Kosovo, which unilaterally declared independence in 2008 from Serbia has been embroiled in a dispute over its status. Dissolution of Kosovo is a proposed solution in the context of partition along ethnic lines, separating Serb-dominated North Kosovo, and possibly some enclaves in the south, from the rest of the Albanian-dominated Kosovo and the idea of the unification of Albania and Kosovo. The latter idea has been brought into connection with the irredentist concept of Greater Albania.

With the outbreak of the Syrian Civil War, the territorial advance by the Islamic State of Iraq and the Levant, which has in turn led to renewed calls of various separatist claims due to issues with various sectarian divides, dissolution has been proposed as a solution. This has been especially true regarding the status of the Kurds in Syria who inhabit Syrian Kurdistan and Rojava However, so far federalisation of Syria seems a much more likely outcome with the establishment of the Autonomous Administration of North and East Syria. Matters of an independent Kurdistan are further complicated by the Rojava conflict, Kurdish-Islamist conflict and the conflict with neighbouring Turkey.
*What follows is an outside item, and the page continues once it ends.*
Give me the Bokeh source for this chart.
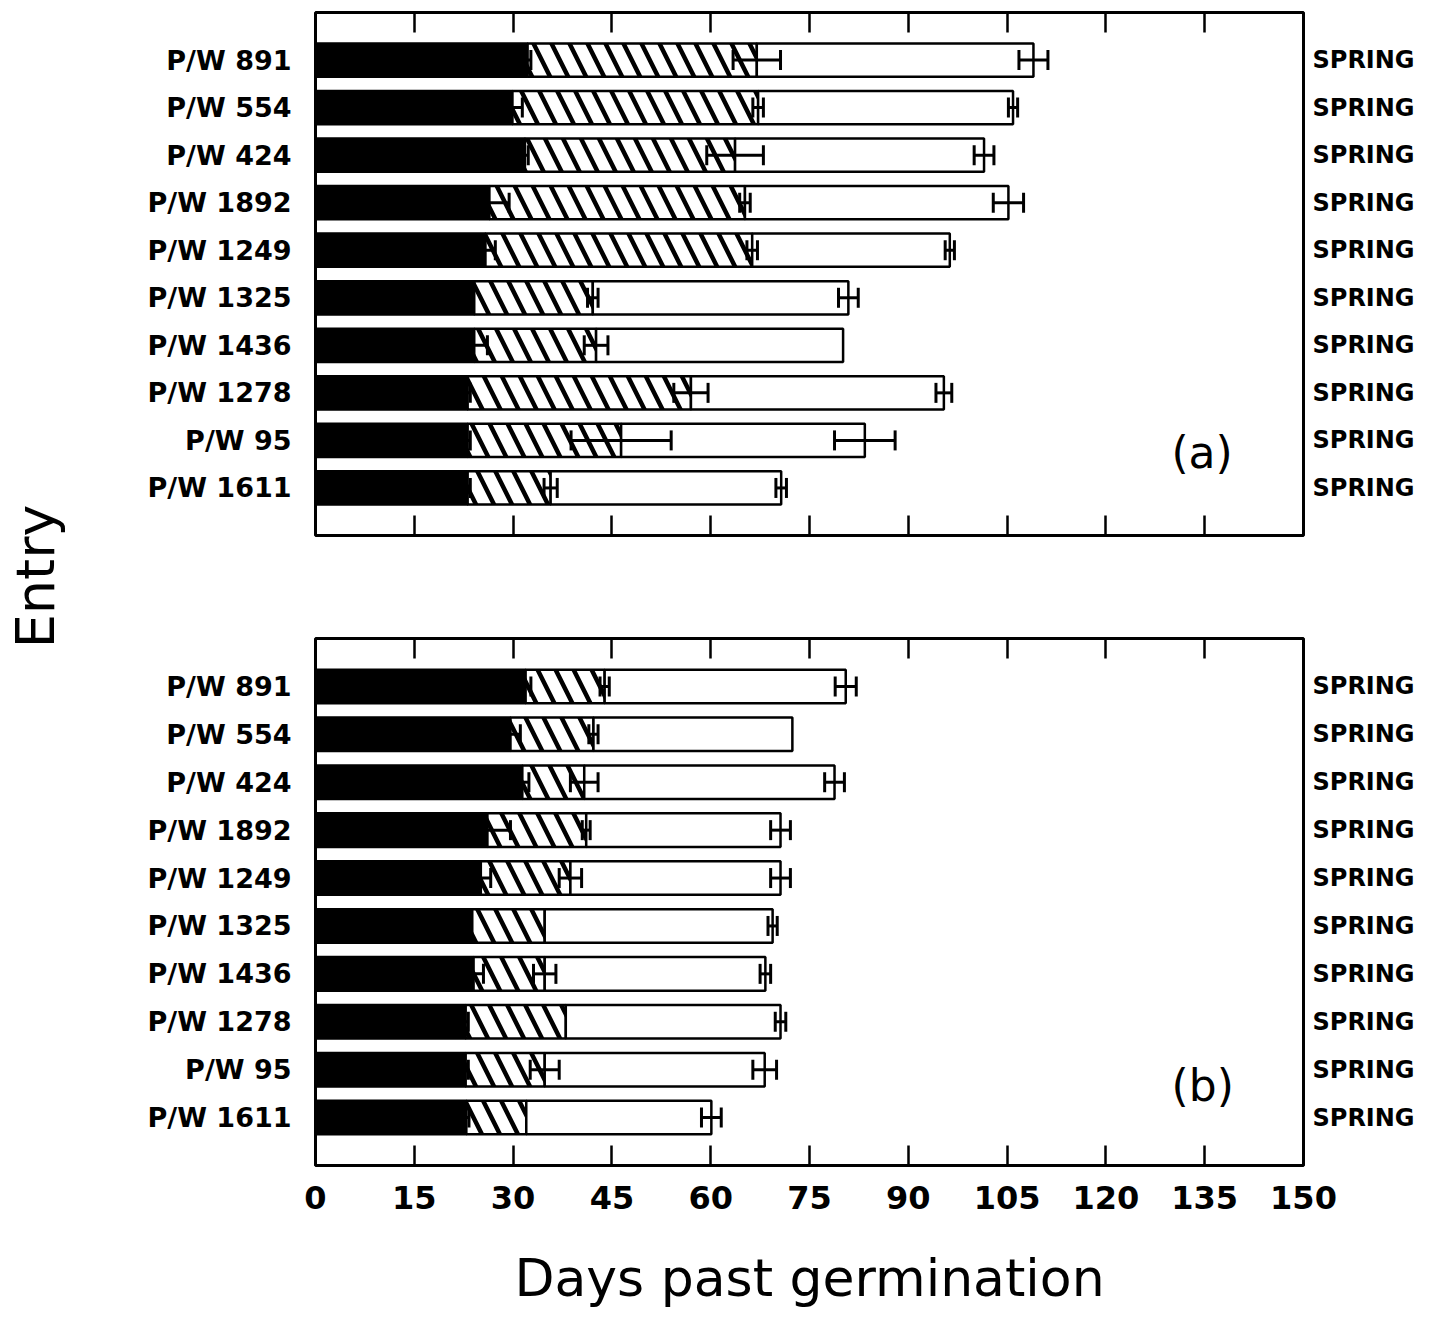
from bokeh.plotting import figure
from bokeh.models import (Range1d, FixedTicker, LinearAxis, Whisker, TeeHead,
                          ColumnDataSource, Label)
from bokeh.layouts import row, column
from bokeh.embed import file_html
from bokeh.resources import INLINE
from bokeh.core.properties import value

# ---------------- data ----------------
entries = ["P/W 891", "P/W 554", "P/W 424", "P/W 1892", "P/W 1249",
           "P/W 1325", "P/W 1436", "P/W 1278", "P/W 95", "P/W 1611"]
season = ["SPRING"] * 10
day_ticks = [0, 15, 30, 45, 60, 75, 90, 105, 120, 135, 150]

# panel (a): end of each phase (days) and its standard error
a_phase1 = [32.2, 29.9, 31.8, 26.4, 25.8, 24.1, 24.1, 23.1, 23.1, 23.1]
a_phase1_se = [0.5, 1.5, 0.5, 3.0, 1.5, 0.0, 2.0, 0.4, 0.4, 0.4]
a_phase2 = [67.0, 67.2, 63.7, 65.2, 66.3, 42.1, 42.6, 57.0, 46.4, 35.7]
a_phase2_se = [3.6, 0.8, 4.3, 0.8, 0.8, 0.8, 1.8, 2.6, 7.6, 1.0]
a_phase3 = [109.0, 105.9, 101.5, 105.2, 96.3, 80.9, 80.1, 95.4, 83.4, 70.7]
a_phase3_se = [2.2, 0.7, 1.5, 2.3, 0.7, 1.5, 0.0, 1.2, 4.6, 0.8]

# panel (b)
b_phase1 = [31.9, 29.6, 31.4, 26.1, 25.1, 23.8, 24.0, 22.8, 22.8, 22.9]
b_phase1_se = [0.8, 1.5, 1.0, 3.5, 1.5, 0.0, 1.5, 0.4, 0.4, 0.4]
b_phase2 = [43.9, 42.2, 40.8, 41.1, 38.7, 34.8, 34.8, 38.0, 34.8, 32.0]
b_phase2_se = [0.7, 0.7, 2.1, 0.6, 1.7, 0.0, 1.7, 0.0, 2.2, 0.0]
b_phase3 = [80.5, 72.4, 78.8, 70.6, 70.6, 69.4, 68.3, 70.6, 68.2, 60.1]
b_phase3_se = [1.6, 0.0, 1.5, 1.5, 1.5, 0.7, 0.8, 0.8, 1.8, 1.5]

FONT = "DejaVu Sans"
LW = 2.5
WLW = 3


def whiskers(p, pos, ends, ses):
    ys, lo, hi = [], [], []
    for y, e, s in zip(pos, ends, ses):
        if s > 0:
            ys.append(y)
            lo.append(e - s)
            hi.append(e + s)
    src = ColumnDataSource(dict(y=ys, lo=lo, hi=hi))
    w = Whisker(source=src, base="y", lower="lo", upper="hi", dimension="width",
                line_color="black", line_width=WLW, level="annotation",
                lower_head=TeeHead(size=20, line_color="black", line_width=WLW),
                upper_head=TeeHead(size=20, line_color="black", line_width=WLW))
    p.add_layout(w)


def tick_only_axis(ticks):
    return LinearAxis(ticker=FixedTicker(ticks=ticks, minor_ticks=[]),
                      major_label_overrides={t: "" for t in ticks},
                      major_tick_in=20, major_tick_out=0,
                      major_tick_line_width=LW, major_tick_line_color="black",
                      minor_tick_line_color=None, axis_line_color=None,
                      major_label_standoff=0, major_label_text_font_size="1px")


def make_panel(tag, ph1, ph1_se, ph2, ph2_se, ph3, ph3_se, width, height,
               mbl, mbr, mbt, mbb, bottom_labels, tag_xy):
    n = len(entries)
    pos = list(range(1, n + 1))
    p = figure(width=width, height=height, x_range=Range1d(0, 150),
               y_range=Range1d(n + 1, 0), x_axis_type=None, y_axis_type=None,
               output_backend="svg", toolbar_location=None,
               min_border_left=mbl, min_border_right=mbr,
               min_border_top=mbt, min_border_bottom=mbb)
    p.outline_line_color = "black"
    p.outline_line_width = 3
    p.background_fill_color = "white"
    p.border_fill_color = "white"

    src = ColumnDataSource(dict(y=pos, p1=ph1, p2=ph2, p3=ph3))
    p.hbar(y="y", left=0, right="p1", height=0.7, source=src,
           fill_color="black", line_color="black", line_width=LW)
    p.hbar(y="y", left="p1", right="p2", height=0.7, source=src,
           fill_color="white", line_color="black", line_width=LW,
           hatch_pattern="\\", hatch_color="black", hatch_weight=4.5,
           hatch_scale=36)
    p.hbar(y="y", left="p2", right="p3", height=0.7, source=src,
           fill_color="white", line_color="black", line_width=LW)

    whiskers(p, pos, ph1, ph1_se)
    whiskers(p, pos, ph2, ph2_se)
    whiskers(p, pos, ph3, ph3_se)

    inner = day_ticks[1:-1]

    # entry labels (left)
    left = LinearAxis(ticker=FixedTicker(ticks=pos, minor_ticks=[]),
                      major_label_overrides={k: v for k, v in zip(pos, entries)},
                      major_tick_line_color=None, minor_tick_line_color=None,
                      axis_line_color=None, major_label_standoff=18,
                      major_label_text_font=FONT,
                      major_label_text_font_style="bold",
                      major_label_text_font_size="27px",
                      major_label_text_color="black")
    p.add_layout(left, "left")

    # season labels (right)
    right = LinearAxis(ticker=FixedTicker(ticks=pos, minor_ticks=[]),
                       major_label_overrides={k: v for k, v in zip(pos, season)},
                       major_tick_line_color=None, minor_tick_line_color=None,
                       axis_line_color=None, major_label_standoff=3,
                       major_label_text_font=FONT,
                       major_label_text_font_style="bold",
                       major_label_text_font_size="24px",
                       major_label_text_color="black")
    p.add_layout(right, "right")

    p.add_layout(tick_only_axis(inner), "above")

    if bottom_labels:
        bottom = LinearAxis(ticker=FixedTicker(ticks=day_ticks, minor_ticks=[]),
                            major_tick_in=20, major_tick_out=0,
                            major_tick_line_width=LW, major_tick_line_color="black",
                            minor_tick_line_color=None, axis_line_color=None,
                            major_label_standoff=20,
                            major_label_text_font=FONT,
                            major_label_text_font_style="bold",
                            major_label_text_font_size="32px",
                            major_label_text_color="black",
                            axis_label="Days past germination",
                            axis_label_standoff=36,
                            axis_label_text_font=FONT,
                            axis_label_text_font_style="normal",
                            axis_label_text_font_size="52px",
                            axis_label_text_color="black")
    else:
        bottom = tick_only_axis(inner)
    p.add_layout(bottom, "below")

    p.add_layout(Label(x=tag_xy[0], y=tag_xy[1], text=tag,
                       text_font=FONT, text_font_size="44px",
                       text_align="center", text_baseline="middle",
                       text_color="black"))
    return p


H_A = 582
H_B = 736
pa = make_panel("(a)", a_phase1, a_phase1_se, a_phase2, a_phase2_se,
                a_phase3, a_phase3_se, width=1360, height=H_A,
                mbl=245, mbr=127, mbt=12, mbb=47, bottom_labels=False,
                tag_xy=(134.6, 9.25))
pb = make_panel("(b)", b_phase1, b_phase1_se, b_phase2, b_phase2_se,
                b_phase3, b_phase3_se, width=1360, height=H_B,
                mbl=245, mbr=127, mbt=56, mbb=153, bottom_labels=True,
                tag_xy=(134.7, 9.33))

# common y-axis title
total_h = H_A + H_B
pe = figure(width=70, height=total_h, x_range=Range1d(0, 70),
            y_range=Range1d(total_h, 0), x_axis_type=None, y_axis_type=None,
            output_backend="svg", toolbar_location=None,
            min_border_left=0, min_border_right=0, min_border_top=0,
            min_border_bottom=0)
pe.outline_line_color = None
pe.text(x=[35], y=[576], text=["Entry"], angle=1.5707963,
        text_font=value(FONT), text_font_size="54px", text_align="center",
        text_baseline="middle", text_color="black")

layout = row(pe, column(pa, pb))
open("out.html", "w").write(file_html(layout, INLINE))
With the impact of Brexit, and strengthening of support for Scottish independence, various scenarios have been mooted regarding the future of the current United Kingdom. These events in turn have strengthened other independence movements in the United Kingdom; the independence movement of Wales, Cornish independence and called into question the status of Northern Ireland; including not only unification with the Republic of Ireland, but also their own potential independence. A small London independence movement has been formed, whilst English independence and a proposed English parliament movements have existed for some time already. Scottish independence itself has also called into question the constitutional status of Orkney, Shetland and the Western Isles. Other issues include the status of crown Dependencies; Jersey, Guernsey (which includes the island of Guernsey and the autonomous Sark and Alderney), and the Isle of Man. The status of British Overseas Territories, especially Gibraltar, but also those which lie further afield (for example the Cayman Islands, Falkland Islands, Montserrat and Anguilla) is also linked, and in the context of the territorial evolution of the British Empire, linked to their independence as the final part of British decolonisation.

Therefore, a potential dissolution of the United Kingdom has been muted, with various potential nations and states emerging and changing their constitutional status. It is seen as a resolution of the various grievances and the balance of the countries of the United Kingdom, including the West Lothian question. Legal complexities relate to the complicated nature of British nationality law, and the status of the various Act of Union: 1535 and 1542 (England and Wales), 1652 (Scotland and England), 1707 (Scotland and England to form Great Britain), and 1800 (Great Britain and Ireland to form the United Kingdom).

The dissolution of the United States is a political science theory on the possible disintegration of the United States of America.